Though she focuses on hot-button issues in her artwork, on the phone Simmons doesn’t sound as apocalyptic as you might assume. In fact, she’s downright cheerful. Perhaps this explains why her pop art oeuvre is so playful and bright. “I’m in general very optimistic, very bright, very happy,” she admits. “There is somewhat of a disjuncture between how I am, conversationally, and what my energy is like and the art. I think the color in my work and a lot of the graphics are reflective of my personality, but the content is definitely on the more cynical end.”
Joy is also one of her major motivators for making art. “First and foremost, I make the work to make myself happy,” she says. “It’s the way I process my life and the world around me.”
Born in New York City in 1989, Simmons says that living in the “visual culture” of NYC influenced the development of her artistic sensibilities and her aesthetic. She studied art in high school and completed a dual major of Art History and Studio Art at Columbia University though art “was never promoted as a desirable career path” by her business-minded parents.

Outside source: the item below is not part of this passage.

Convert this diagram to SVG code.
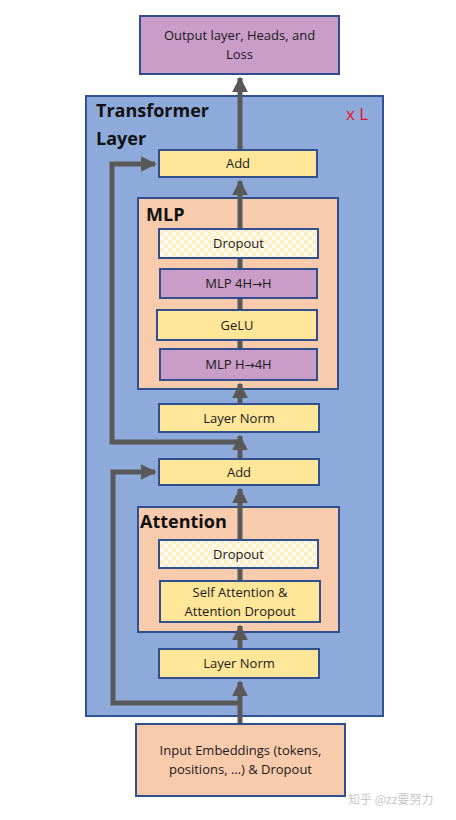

After graduating college, Simmons worked in advertising on both the creative and account ends. She saw creative strategy and marketing as the intersection of business and creativity. While working full-time, she found herself creating art in her free time, be it waking up early to do mixed media pieces, stopping into a print shop to experiment with silkscreen, or just sketching and drawing. Her take on stock certificates, on which she illustrated characters with snarky quips in quote bubbles in the style of Roy Lichtenstein, began selling. “Those were very timely and apropos,” she says. “They’re very small and people looking to own original pieces at an affordable level started collecting those. It really took off from there.”
Two years ago, she left the ad world and took up art full-time. But the instincts she honed during her five-year advertising career didn’t just evaporate. “Like anyone in any industry, you kind of start to forget how much it influences how you think and what you see and what you’re inspired by,” she says. “There is a formula to the way products are marketed. It can be anything from CPGs [Consumer Packaged Goods] to automobiles to hotels to luxury products. There is a baseline formula in the industry, whether it’s images and colors and words and those are definitely things I think about when incorporating them into my artwork. You kind of know what gets people’s attention and what gets people excited.”
The art world is certainly excited about her. In addition to Simmons’ solo show at Galerie Mourlot in October, she’ll take part in Context at Art Basel in Miami with the Bernard Markowitz Gallery.
“Never in my wildest dreams did I think that I’d be making work that would sell and that people would talk about in the way that it’s currently being circulated,” she says. “I’ve been lucky and I feel blessed – as cliché as that sounds. I’m really happy people are talking about the work.”